In the sparkle of the leads’ brilliance there are many other delights to behold. Modestly describing himself as an “inexperienced and often clueless director”, Dom Williams’s artistic vision hits all the right notes. The balance between tragedy and comedy is treaded with finesse; Williams never shies away from the difficult issues Stoppard’s deeply intelligent script raises, whilst also wholeheartedly embracing more ‘lowbrow’ comedy. He clearly delights in the self-conscious meta-theatricality of the piece- having Rosencratz nearly falling off the front of the stage in his attempt to try and escape his preordained fate- and the moment when the two protagonists confront their identically dressed and equally doomed meta-fictional counterparts in The Murder of Gonzago is deeply affecting. The third act is also particularly notable for its innovative use of lighting. The audience is just as confused as the characters’ when the action begins in total darkness, and the play’s finale is beautifully underplayed: the protagonists simply walk out of the spotlight to their deaths offstage.

The supporting cast offers relief from the cabin fever of Rosencratz and Guildenstern’s postmodern banter. Harvey Comerford gives an amusing parody of Hamlet’s self-indulgent brooding, whilst Tyler Rainford’s take on The Player is suitably unhinged. But the play is at its best when it was a double act, and the snippets of Shakespeare often felt awkward and half-hearted, despite the pleasure of seeing Train and Walser squirm when confronted with Claudius and the wayward Hamlet.

Rosencratz and Guildenstern are Dead isn’t perfect, but it’s certainly not far off. The slow start is rapidly forgiven as the student cast and production team handle difficult material with the ease of the virtuoso, delivering a truly fantastic evening’s entertainment. Satisfaction is guaranteed.


Margot Abbott

at 08:59 on 17th Oct 2014



An abstract play this was. Unpleasant it was not. Although a vague notion of the story of Hamlet is useful, it is far from necessary.
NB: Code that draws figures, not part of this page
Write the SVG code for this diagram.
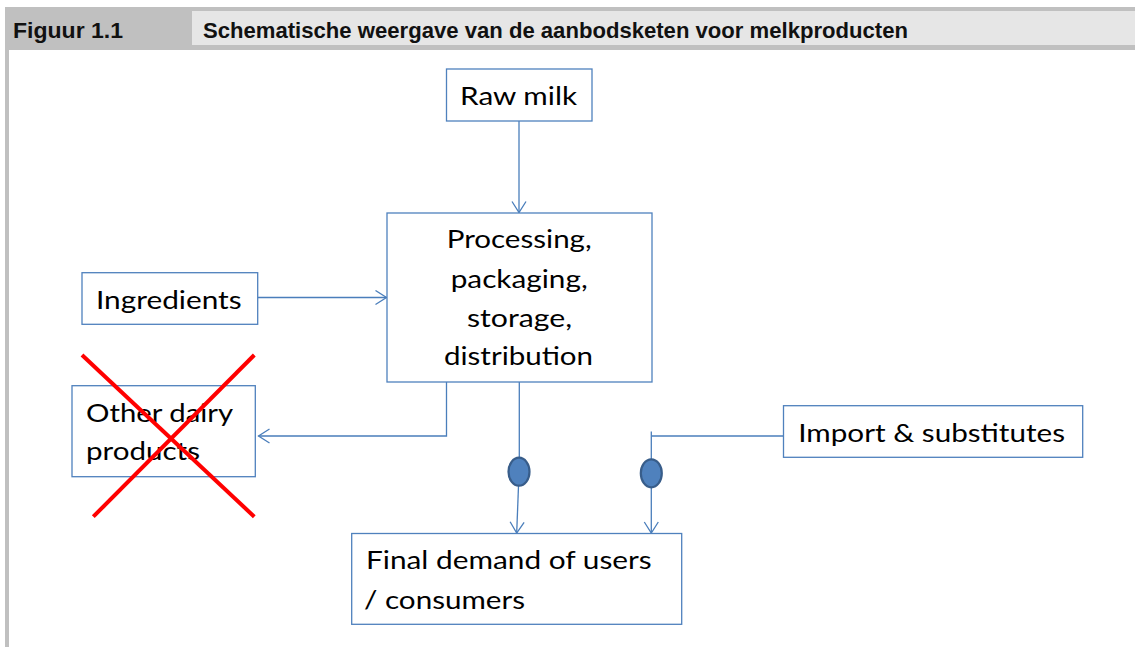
<svg xmlns="http://www.w3.org/2000/svg" width="1135" height="647" viewBox="0 0 1135 647">
<style>
.box{fill:#ffffff;stroke:#4f81bd;stroke-width:1.3}
.lbl{font-family:Lato,"Open Sans","Liberation Sans",sans-serif;font-size:25.5px;fill:#000}
.hdr{font-family:"Liberation Sans",Arial,sans-serif;font-weight:bold;font-size:22.5px;fill:#111}
.con{fill:none;stroke:#4a7ebb;stroke-width:1.3}
.dot{fill:#4f81bd;stroke:#385d8a;stroke-width:2.2}
.cross{stroke:#ff0000;stroke-width:4;stroke-linecap:butt}
</style>
<defs>
<marker id="arr" markerUnits="userSpaceOnUse" markerWidth="14" markerHeight="16" viewBox="0 0 14 16" refX="12" refY="8" orient="auto">
<path d="M1,1 L12,8 L1,15" fill="none" stroke="#4a7ebb" stroke-width="1.3"/>
</marker>
</defs>
<rect x="0" y="0" width="1135" height="647" fill="#ffffff"/>
<g id="header">
<rect x="5" y="7" width="1130" height="43" fill="#c0c0c0"/>
<rect x="192" y="11" width="943" height="34" fill="#e6e6e6"/>
<rect x="5" y="50" width="4" height="597" fill="#c0c0c0"/>
<text class="hdr" x="13" y="37.5" textLength="110" lengthAdjust="spacingAndGlyphs">Figuur 1.1</text>
<text class="hdr" x="203" y="37.5" textLength="705" lengthAdjust="spacingAndGlyphs">Schematische weergave van de aanbodsketen voor melkproducten</text>
</g>
<g id="connectors">
<line class="con" x1="519" y1="121" x2="519" y2="212.5" marker-end="url(#arr)"/>
<line class="con" x1="258" y1="297.5" x2="386.5" y2="297.5" marker-end="url(#arr)"/>
<polyline class="con" points="446.5,382 446.5,436 258.5,436" marker-end="url(#arr)"/>
<line class="con" x1="519.3" y1="382" x2="519.3" y2="458"/>
<line class="con" x1="518.5" y1="486" x2="516.7" y2="533" marker-end="url(#arr)"/>
<polyline class="con" points="783.5,436 651.3,436"/>
<line class="con" x1="651.3" y1="431.5" x2="651.3" y2="459"/>
<line class="con" x1="651.3" y1="487" x2="651.3" y2="533" marker-end="url(#arr)"/>
<ellipse class="dot" cx="519" cy="471.7" rx="10.5" ry="14"/>
<ellipse class="dot" cx="651.3" cy="473.3" rx="10.5" ry="14"/>
</g>
<g id="raw-milk">
<rect class="box" x="446.5" y="69" width="145.5" height="52"/>
<text class="lbl" x="460" y="105" textLength="117" lengthAdjust="spacingAndGlyphs">Raw milk</text>
</g>
<g id="processing">
<rect class="box" x="387" y="213" width="265" height="169"/>
<text class="lbl" x="446.7" y="248.3" textLength="145" lengthAdjust="spacingAndGlyphs">Processing,</text>
<text class="lbl" x="450.7" y="287.7" textLength="137" lengthAdjust="spacingAndGlyphs">packaging,</text>
<text class="lbl" x="467" y="326.7" textLength="105" lengthAdjust="spacingAndGlyphs">storage,</text>
<text class="lbl" x="444" y="365" textLength="149" lengthAdjust="spacingAndGlyphs">distribution</text>
</g>
<g id="ingredients">
<rect class="box" x="82" y="272.7" width="175.7" height="51.6"/>
<text class="lbl" x="96" y="309.3" textLength="145.7" lengthAdjust="spacingAndGlyphs">Ingredients</text>
</g>
<g id="other-dairy">
<rect class="box" x="72" y="385.7" width="183.3" height="91"/>
<text class="lbl" x="86" y="421.7" textLength="147" lengthAdjust="spacingAndGlyphs">Other dairy</text>
<text class="lbl" x="86" y="460" textLength="114" lengthAdjust="spacingAndGlyphs">products</text>
<line class="cross" x1="82" y1="355" x2="254.3" y2="516.7"/>
<line class="cross" x1="254.3" y1="355" x2="93.3" y2="516.7"/>
</g>
<g id="import">
<rect class="box" x="783.5" y="405.7" width="299.2" height="51.6"/>
<text class="lbl" x="798.3" y="441.7" textLength="266.7" lengthAdjust="spacingAndGlyphs">Import &amp; substitutes</text>
</g>
<g id="final-demand">
<rect class="box" x="351.7" y="533.5" width="330" height="90.8"/>
<text class="lbl" x="366" y="569.3" textLength="285.7" lengthAdjust="spacingAndGlyphs">Final demand of users</text>
<text class="lbl" x="364" y="609.3" textLength="161" lengthAdjust="spacingAndGlyphs">/ consumers</text>
</g>
</svg>
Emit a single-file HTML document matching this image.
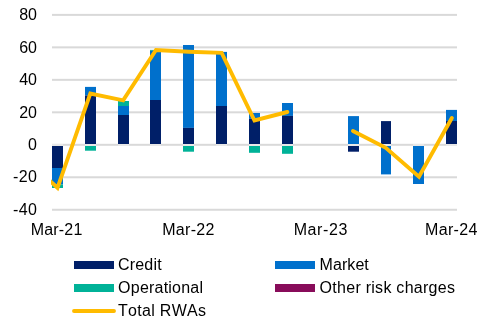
<!DOCTYPE html>
<html><head><meta charset="utf-8"><style>
html,body{margin:0;padding:0;background:#fff;width:494px;height:328px;overflow:hidden}
svg{display:block;will-change:transform}
text{font-family:"Liberation Sans",sans-serif;font-size:16px;fill:#000;font-kerning:none;text-rendering:optimizeSpeed}
</style></head><body>
<svg width="494" height="328" viewBox="0 0 494 328">
<defs><clipPath id="pa"><rect x="51" y="0" width="406" height="220"/></clipPath></defs>
<rect x="52" y="13.88" width="405" height="2" fill="#D9D9D9"/>
<rect x="52" y="46.36" width="405" height="2" fill="#D9D9D9"/>
<rect x="52" y="78.84" width="405" height="2" fill="#D9D9D9"/>
<rect x="52" y="111.32" width="405" height="2" fill="#D9D9D9"/>
<rect x="52" y="143.80" width="405" height="2" fill="#D9D9D9"/>
<rect x="52" y="176.28" width="405" height="2" fill="#D9D9D9"/>
<rect x="52" y="208.76" width="405" height="2" fill="#D9D9D9"/>
<rect x="52" y="146.00" width="11.0" height="22.00" fill="#001F68"/>
<rect x="52" y="168.00" width="11.0" height="16.40" fill="#0070CC"/>
<rect x="52" y="184.40" width="11.0" height="3.60" fill="#00B298"/>
<rect x="52" y="144.0" width="11.0" height="2.0" fill="#E8E8E8"/>
<rect x="85" y="86.90" width="11.0" height="8.60" fill="#0070CC"/>
<rect x="85" y="95.50" width="11.0" height="48.50" fill="#001F68"/>
<rect x="85" y="146.00" width="11.0" height="4.70" fill="#00B298"/>
<rect x="85" y="144.0" width="11.0" height="2.0" fill="#E8E8E8"/>
<rect x="118" y="101.00" width="11.0" height="5.00" fill="#00B298"/>
<rect x="118" y="106.00" width="11.0" height="9.00" fill="#0070CC"/>
<rect x="118" y="115.00" width="11.0" height="29.00" fill="#001F68"/>
<rect x="118" y="144.0" width="11.0" height="2.0" fill="#E8E8E8"/>
<rect x="150" y="49.90" width="11.0" height="0.90" fill="#00B298"/>
<rect x="150" y="50.80" width="11.0" height="49.20" fill="#0070CC"/>
<rect x="150" y="100.00" width="11.0" height="44.00" fill="#001F68"/>
<rect x="150" y="144.0" width="11.0" height="2.0" fill="#E8E8E8"/>
<rect x="183" y="45.00" width="11.0" height="82.90" fill="#0070CC"/>
<rect x="183" y="127.90" width="11.0" height="16.10" fill="#001F68"/>
<rect x="183" y="146.00" width="11.0" height="5.70" fill="#00B298"/>
<rect x="183" y="144.0" width="11.0" height="2.0" fill="#E8E8E8"/>
<rect x="216" y="51.90" width="11.0" height="54.10" fill="#0070CC"/>
<rect x="216" y="106.00" width="11.0" height="38.00" fill="#001F68"/>
<rect x="216" y="144.0" width="11.0" height="2.0" fill="#E8E8E8"/>
<rect x="249" y="113.00" width="11.0" height="5.80" fill="#0070CC"/>
<rect x="249" y="118.80" width="11.0" height="25.20" fill="#001F68"/>
<rect x="249" y="146.00" width="11.0" height="6.80" fill="#00B298"/>
<rect x="249" y="144.0" width="11.0" height="2.0" fill="#E8E8E8"/>
<rect x="282" y="103.00" width="11.0" height="12.90" fill="#0070CC"/>
<rect x="282" y="115.90" width="11.0" height="28.10" fill="#001F68"/>
<rect x="282" y="146.00" width="11.0" height="7.80" fill="#00B298"/>
<rect x="282" y="144.0" width="11.0" height="2.0" fill="#E8E8E8"/>
<rect x="348" y="116.10" width="11.0" height="27.90" fill="#0070CC"/>
<rect x="348" y="146.00" width="11.0" height="5.70" fill="#001F68"/>
<rect x="348" y="144.0" width="11.0" height="2.0" fill="#E8E8E8"/>
<rect x="381" y="121.10" width="10" height="22.90" fill="#001F68"/>
<rect x="381" y="146.00" width="10" height="28.40" fill="#0070CC"/>
<rect x="381" y="144.0" width="10" height="2.0" fill="#E8E8E8"/>
<rect x="413" y="146.00" width="11.0" height="38.00" fill="#0070CC"/>
<rect x="413" y="144.0" width="11.0" height="2.0" fill="#E8E8E8"/>
<rect x="446" y="109.90" width="11.0" height="11.10" fill="#0070CC"/>
<rect x="446" y="121.00" width="11.0" height="23.00" fill="#001F68"/>
<rect x="446" y="144.0" width="11.0" height="2.0" fill="#E8E8E8"/>
<g clip-path="url(#pa)">
<polyline points="24.67,158.00 57.50,187.80 90.33,93.50 123.16,100.30 155.99,50.00 188.82,51.70 221.65,52.80 254.48,120.50 287.31,112.00" fill="none" stroke="#FFBB00" stroke-width="3.9" stroke-linejoin="miter" stroke-linecap="round"/>
<polyline points="352.97,131.00 385.80,147.80 418.96,176.60 451.85,118.00" fill="none" stroke="#FFBB00" stroke-width="3.9" stroke-linejoin="miter" stroke-linecap="round"/>
</g>
<text x="37" y="20.08" text-anchor="end">80</text>
<text x="37" y="52.56" text-anchor="end">60</text>
<text x="37" y="85.04" text-anchor="end">40</text>
<text x="37" y="117.52" text-anchor="end">20</text>
<text x="37" y="150.00" text-anchor="end">0</text>
<text x="37" y="182.48" text-anchor="end" textLength="24.0" lengthAdjust="spacing">-20</text>
<text x="37" y="214.96" text-anchor="end" textLength="24.0" lengthAdjust="spacing">-40</text>
<text x="56.50" y="235" text-anchor="middle" textLength="51.69" lengthAdjust="spacing">Mar-21</text>
<text x="188.32" y="235" text-anchor="middle" textLength="52.29" lengthAdjust="spacing">Mar-22</text>
<text x="320.54" y="235" text-anchor="middle" textLength="53.69" lengthAdjust="spacing">Mar-23</text>
<text x="451.16" y="235" text-anchor="middle" textLength="52.29" lengthAdjust="spacing">Mar-24</text>
<rect x="74" y="261" width="40" height="8" fill="#001F68"/>
<text x="118.1" y="270.00" textLength="43.49" lengthAdjust="spacing">Credit</text>
<rect x="275" y="261" width="40" height="8" fill="#0070CC"/>
<text x="319.6" y="270.00" textLength="49.21" lengthAdjust="spacing">Market</text>
<rect x="74" y="284" width="40" height="8" fill="#00B298"/>
<text x="118.1" y="293.00" textLength="84.92" lengthAdjust="spacing">Operational</text>
<rect x="275" y="284" width="40" height="8" fill="#880C5A"/>
<text x="319.6" y="293.00" textLength="135.32" lengthAdjust="spacing">Other risk charges</text>
<line x1="74" y1="311" x2="114" y2="311" stroke="#FFBB00" stroke-width="3.9" stroke-linecap="round"/>
<text x="118.0" y="316.00" textLength="88.04" lengthAdjust="spacing">Total RWAs</text>
</svg>
</body></html>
The audience follow the ramblings of two slightly comic and unwitting characters caught in the peripheries of a larger more complex story. However, this play is not about Hamlet and very much focuses upon the chatter between the two protagonists, Rosencrantz and Guildenstern. Although perhaps at time a little laboured at times, as a whole the play ran smoothly, with a positive reaction from the crowd.

Both Hugh Train (Rosencrantz) and Jenny Walser (Guildenstern) managed to play their parts convincingly with just the right mixture of philosophical ramblings and comic relief. The use of different levels with the main characters, moving from standing to sitting, portrayed the forces of movement and passivity at work on the play. The movement of the actors on the stage also gave a sense of place, which was important, given the minimalist qualities of the set. However, this should not be viewed negatively, as the lack of set in certain areas lent itself in conveying the emptiness and uncertainty of the two protagonists.

It is also important to note the acting of the other players. Indeed, a special mention must go to Tyler Rainford (The Player) for his unhinged and exuberant performance. The rest of the Tragedians must also be mentioned for even though their words were few they were cause of a few laughs.

On the whole this was a solid and interesting performance. The nature of the play meant at time as an audience member meant you were uncertain where the play was heading. The cast, however, lead you along comfortably for most of the play. The juxtaposition of Shakespearean language and plainer English used by the more prominent characters did not always follow as well as other parts of the dialogue. Although the contrast was probably the effect being aimed for it was not to be as seamless as other parts of the performance.

The ultimate question though, is it worth to seeing?

Answer: Yes and you will feel a little more intellectual for doing so.